Okay, so I’m writing this even if Halloween is approximately seven months away. But I do have an inkling that there will still be a large percentage of people who will be coerced to attend various Halloween parties throughout the holiday season and they will absolutely loathe spending even the minimum dollar for their costume.
But have no fear; here are some suggestions for last-minute Halloween costumes 2011 parties that you will have to see. And I promise you, most of these suggestions require the barest minimum effort on your part and the least strain to your pockets.
You can try dressing entirely in black. Coat your face with white (skin-safe) paint. Congratulations, you are now a mime. Alternatively, you can dress in an old white sheet. No, you are not a ghost. Paint a big yellow circle on the sheet, right at the stomach level. Get fake horns (you can make a pair or shell out less that a buck for plastic horns sold in Halloween shops) and a pitchfork from your garden. If anyone asks, tell them you are a deviled egg.
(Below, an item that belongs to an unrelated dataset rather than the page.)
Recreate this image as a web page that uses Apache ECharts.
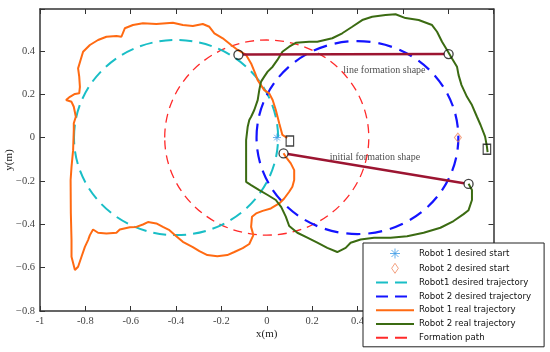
<!DOCTYPE html>
<html>
<head>
<meta charset="utf-8">
<script src="https://cdn.jsdelivr.net/npm/echarts@6/dist/echarts.min.js"></script>
<style>html,body{margin:0;padding:0;background:#fff}#c{width:550px;height:352px}</style>
</head>
<body>
<div id="c"></div>
<script>
// ---- data ----
const legendNames = ['Robot 1 desired start','Robot 2 desired start','Robot1 desired trajectory','Robot 2 desired trajectory','Robot 1 real trajectory','Robot 2 real trajectory','Formation path'];
// desired circles: [centerX, centerY, radius]
const robot1Desired = [-0.4, 0, 0.45];
const robot2Desired = [0.4, 0, 0.445];
const formationPath = [0, 0, 0.45];
const robot1Start = [[0.045, 0]];
const robot2Start = [[0.843, 0]];
const robot1Real = [[0.074,-0.072],[0.084,-0.089],[0.106,-0.119],[0.121,-0.150],[0.121,-0.196],[0.113,-0.227],[0.099,-0.250],[0.077,-0.281],[0.055,-0.304],[0.018,-0.327],[-0.018,-0.338],[-0.047,-0.350],[-0.065,-0.365],[-0.069,-0.412],[-0.059,-0.450],[-0.077,-0.491],[-0.106,-0.510],[-0.143,-0.528],[-0.174,-0.542],[-0.218,-0.547],[-0.262,-0.542],[-0.297,-0.524],[-0.326,-0.505],[-0.370,-0.481],[-0.399,-0.455],[-0.429,-0.427],[-0.458,-0.412],[-0.487,-0.396],[-0.524,-0.390],[-0.546,-0.401],[-0.575,-0.412],[-0.604,-0.414],[-0.648,-0.424],[-0.663,-0.439],[-0.707,-0.442],[-0.744,-0.439],[-0.766,-0.424],[-0.780,-0.450],[-0.788,-0.473],[-0.802,-0.504],[-0.817,-0.550],[-0.832,-0.596],[-0.846,-0.611],[-0.854,-0.604],[-0.861,-0.550],[-0.861,-0.473],[-0.864,-0.348],[-0.865,-0.196],[-0.861,-0.135],[-0.854,-0.058],[-0.851,0.035],[-0.851,0.066],[-0.842,0.096],[-0.851,0.142],[-0.861,0.165],[-0.885,0.173],[-0.868,0.188],[-0.846,0.201],[-0.827,0.204],[-0.824,0.234],[-0.827,0.281],[-0.832,0.319],[-0.821,0.358],[-0.810,0.396],[-0.780,0.427],[-0.744,0.450],[-0.707,0.465],[-0.663,0.468],[-0.641,0.465],[-0.626,0.504],[-0.590,0.519],[-0.546,0.527],[-0.487,0.524],[-0.414,0.530],[-0.370,0.519],[-0.326,0.515],[-0.282,0.524],[-0.253,0.511],[-0.231,0.481],[-0.194,0.458],[-0.157,0.427],[-0.128,0.404],[-0.091,0.381],[-0.069,0.342],[-0.051,0.296],[-0.040,0.265],[-0.011,0.219],[0.011,0.204],[0.026,0.173],[0.040,0.127],[0.055,0.066],[0.069,0.012],[0.090,-0.002]];
const robot2Real = [[0.890,-0.213],[0.905,-0.242],[0.905,-0.288],[0.890,-0.335],[0.868,-0.353],[0.824,-0.385],[0.766,-0.416],[0.692,-0.439],[0.619,-0.455],[0.546,-0.462],[0.473,-0.462],[0.414,-0.470],[0.370,-0.485],[0.348,-0.509],[0.311,-0.528],[0.267,-0.509],[0.223,-0.485],[0.179,-0.462],[0.135,-0.439],[0.099,-0.408],[0.084,-0.365],[0.064,-0.321],[0.040,-0.288],[0.004,-0.265],[-0.033,-0.242],[-0.069,-0.219],[-0.091,-0.204],[-0.091,-0.104],[-0.091,-0.012],[-0.084,0.050],[-0.077,0.081],[-0.069,0.096],[-0.055,0.127],[-0.040,0.173],[-0.033,0.219],[-0.025,0.258],[-0.011,0.281],[0.004,0.304],[0.026,0.327],[0.047,0.358],[0.069,0.396],[0.099,0.419],[0.128,0.437],[0.187,0.442],[0.223,0.442],[0.289,0.458],[0.333,0.481],[0.377,0.511],[0.421,0.542],[0.465,0.557],[0.524,0.565],[0.568,0.569],[0.612,0.551],[0.670,0.542],[0.729,0.519],[0.751,0.488],[0.773,0.442],[0.795,0.404],[0.817,0.365],[0.839,0.327],[0.846,0.288],[0.859,0.242],[0.883,0.188],[0.905,0.150],[0.927,0.096],[0.943,0.058],[0.963,0.004],[0.971,-0.042],[0.974,-0.067]];
const lineFormation = [[-0.105,0.383],[0.782,0.385]];
const initialFormation = [[0.093,-0.076],[0.870,-0.211]];
const formationMarks = [[-0.125,0.382],[0.802,0.385],[0.074,-0.073],[0.890,-0.214]];
const endSquares = [[0.102,-0.016],[0.971,-0.054]];
const annotations = [[0.519,0.312,'line formation shape'],[0.477,-0.090,'initial formation shape']];

const C = {cyan:'#19bec6', blue:'#1414ff', red:'#ff2a2a', orange:'#ff6a12', green:'#3b6b12', dark:'#9c1531', star:'#3d9be6', diamond:'#f08a62'};
const serif = 'Liberation Serif';
const diamondPath = 'path://M5,0L9,6L5,12L1,6Z';
const starPath = 'path://M0,5L10,5M5,0L5,10M1.5,1.5L8.5,8.5M8.5,1.5L1.5,8.5';

function ellipse(color, width, dash) {
  return function (params, api) {
    const c = api.coord([api.value(0), api.value(1)]);
    const s = api.size([api.value(2), api.value(2)]);
    return {type:'ellipse', shape:{cx:c[0], cy:c[1], rx:s[0], ry:s[1]},
      style:{fill:'none', stroke:color, lineWidth:width, lineDash:dash}};
  };
}
function fmtX(v){ if (Math.abs(v)<1e-9) return '0'; const a=Math.abs(v); const s=Math.abs(a-1)<1e-9?'1':a.toFixed(1); return (v<0?'-':'')+s; }
function fmtY(v){ if (v>0.5) return ''; if (Math.abs(v)<1e-9) return '0'; return (v<0?'\u2212':'')+Math.abs(v).toFixed(1); }

const axisCommon = {
  axisLine:{show:true, onZero:false, lineStyle:{color:'#333', width:1.5}},
  axisTick:{show:true, inside:true, length:5, lineStyle:{color:'#333', width:1}},
  splitLine:{show:false}
};
const chart = echarts.init(document.getElementById('c'), null, {renderer:'canvas'});
chart.setOption({
  animation:false,
  backgroundColor:'#fff',
  grid:{left:40, right:56.5, top:9, bottom:41, containLabel:false, outerBoundsMode:'none'},
  xAxis:[
    Object.assign({type:'value', min:-1, max:1, interval:0.2, position:'bottom',
      name:'x(m)', nameLocation:'middle', nameGap:18, nameMoveOverlap:false,
      nameTextStyle:{fontFamily:serif, fontSize:11, color:'#222'},
      axisLabel:{formatter:fmtX, fontFamily:serif, fontSize:10.5, color:'#444', margin:5}}, axisCommon),
    Object.assign({type:'value', min:-1, max:1, interval:0.2, position:'top', axisLabel:{show:false}}, axisCommon)
  ],
  yAxis:[
    Object.assign({type:'value', min:-0.8, max:0.593, interval:0.2, position:'left',
      name:'y(m)', nameLocation:'middle', nameGap:25, nameMoveOverlap:false,
      nameTextStyle:{fontFamily:serif, fontSize:11, color:'#222'},
      axisLabel:{formatter:fmtY, fontFamily:serif, fontSize:10.5, color:'#444', margin:5}}, axisCommon),
    Object.assign({type:'value', min:-0.8, max:0.593, interval:0.2, position:'right', axisLabel:{show:false}}, axisCommon)
  ],
  legend:{
    orient:'vertical', left:363, top:243, padding:[5,13,4,12],
    itemWidth:38, itemHeight:10, itemGap:3.8,
    backgroundColor:'#fff', borderColor:'#222', borderWidth:1, borderRadius:0,
    selectedMode:false,
    textStyle:{fontFamily:'DejaVu Sans', fontSize:8.6, color:'#111', lineHeight:10},
    data:[
      {name:legendNames[0], itemStyle:{borderWidth:1}},
      {name:legendNames[1], itemStyle:{borderWidth:1}},
      {name:legendNames[2], itemStyle:{opacity:0}},
      {name:legendNames[3], itemStyle:{opacity:0}},
      {name:legendNames[4], itemStyle:{opacity:0}},
      {name:legendNames[5], itemStyle:{opacity:0}},
      {name:legendNames[6], itemStyle:{opacity:0}}
    ]
  },
  series:[
    // legend stand-ins for the dashed circles
    {type:'line', name:legendNames[2], data:[], symbol:'none', lineStyle:{color:C.cyan, width:2, type:[12,7]}, itemStyle:{color:C.cyan}},
    {type:'line', name:legendNames[3], data:[], symbol:'none', lineStyle:{color:C.blue, width:2, type:[12,7]}, itemStyle:{color:C.blue}},
    {type:'line', name:legendNames[6], data:[], symbol:'none', lineStyle:{color:C.red, width:1.5, type:[12,7]}, itemStyle:{color:C.red}},
    // dashed circles
    {type:'custom', name:'formationCircle', data:[formationPath], renderItem:ellipse(C.red, 1.3, [9,6]), encode:{x:0, y:1}, silent:true},
    {type:'custom', name:'robot1Circle', data:[robot1Desired], renderItem:ellipse(C.cyan, 2, [13,7]), encode:{x:0, y:1}, silent:true},
    {type:'custom', name:'robot2Circle', data:[robot2Desired], renderItem:ellipse(C.blue, 2.2, [14,8]), encode:{x:0, y:1}, silent:true},
    // real trajectories
    {type:'line', name:legendNames[4], data:robot1Real, symbol:'none', showSymbol:false, lineStyle:{color:C.orange, width:2}, itemStyle:{color:C.orange}, z:3},
    {type:'line', name:legendNames[5], data:robot2Real, symbol:'none', showSymbol:false, lineStyle:{color:C.green, width:2}, itemStyle:{color:C.green}, z:3},
    // formation shapes
    {type:'line', name:'lineFormation', data:lineFormation, symbol:'none', lineStyle:{color:C.dark, width:2.5}, z:4},
    {type:'line', name:'initialFormation', data:initialFormation, symbol:'none', lineStyle:{color:C.dark, width:2.5}, z:4},
    // markers
    {type:'scatter', name:'marks', data:formationMarks, symbol:'circle', symbolSize:9,
      itemStyle:{color:'transparent', borderColor:'#111', borderWidth:1.3}, z:5},
    {type:'scatter', name:'squares', data:endSquares, symbol:'rect', symbolSize:[7.5,10],
      itemStyle:{color:'transparent', borderColor:'#111', borderWidth:1.3}, z:5},
    {type:'scatter', name:legendNames[0], data:robot1Start, symbol:starPath, symbolSize:8,
      itemStyle:{color:'transparent', borderColor:C.star, borderWidth:1}, z:6},
    {type:'scatter', name:legendNames[1], data:robot2Start, symbol:diamondPath, symbolSize:[7,9],
      itemStyle:{color:'transparent', borderColor:C.diamond, borderWidth:1}, z:6},
    // text annotations
    {type:'scatter', name:'notes', data:annotations, symbolSize:1, itemStyle:{color:'transparent'}, z:7,
      label:{show:true, position:'inside', formatter:p=>p.data[2], fontFamily:serif, fontSize:10, color:'#222'}}
  ]
});
</script>
</body>
</html>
If you are rushing to get to the party on time, just stop by your bedroom and get a pillow and then stuff it under your shirt. What better way to become a pregnant male than on Halloween? You will surely be the laughing stock of your friends but at least you made the party more interesting, though it may not seem like a fitting costume for a Halloween event. Nevertheless, you are sure to attract attention the moment you enter the party venue.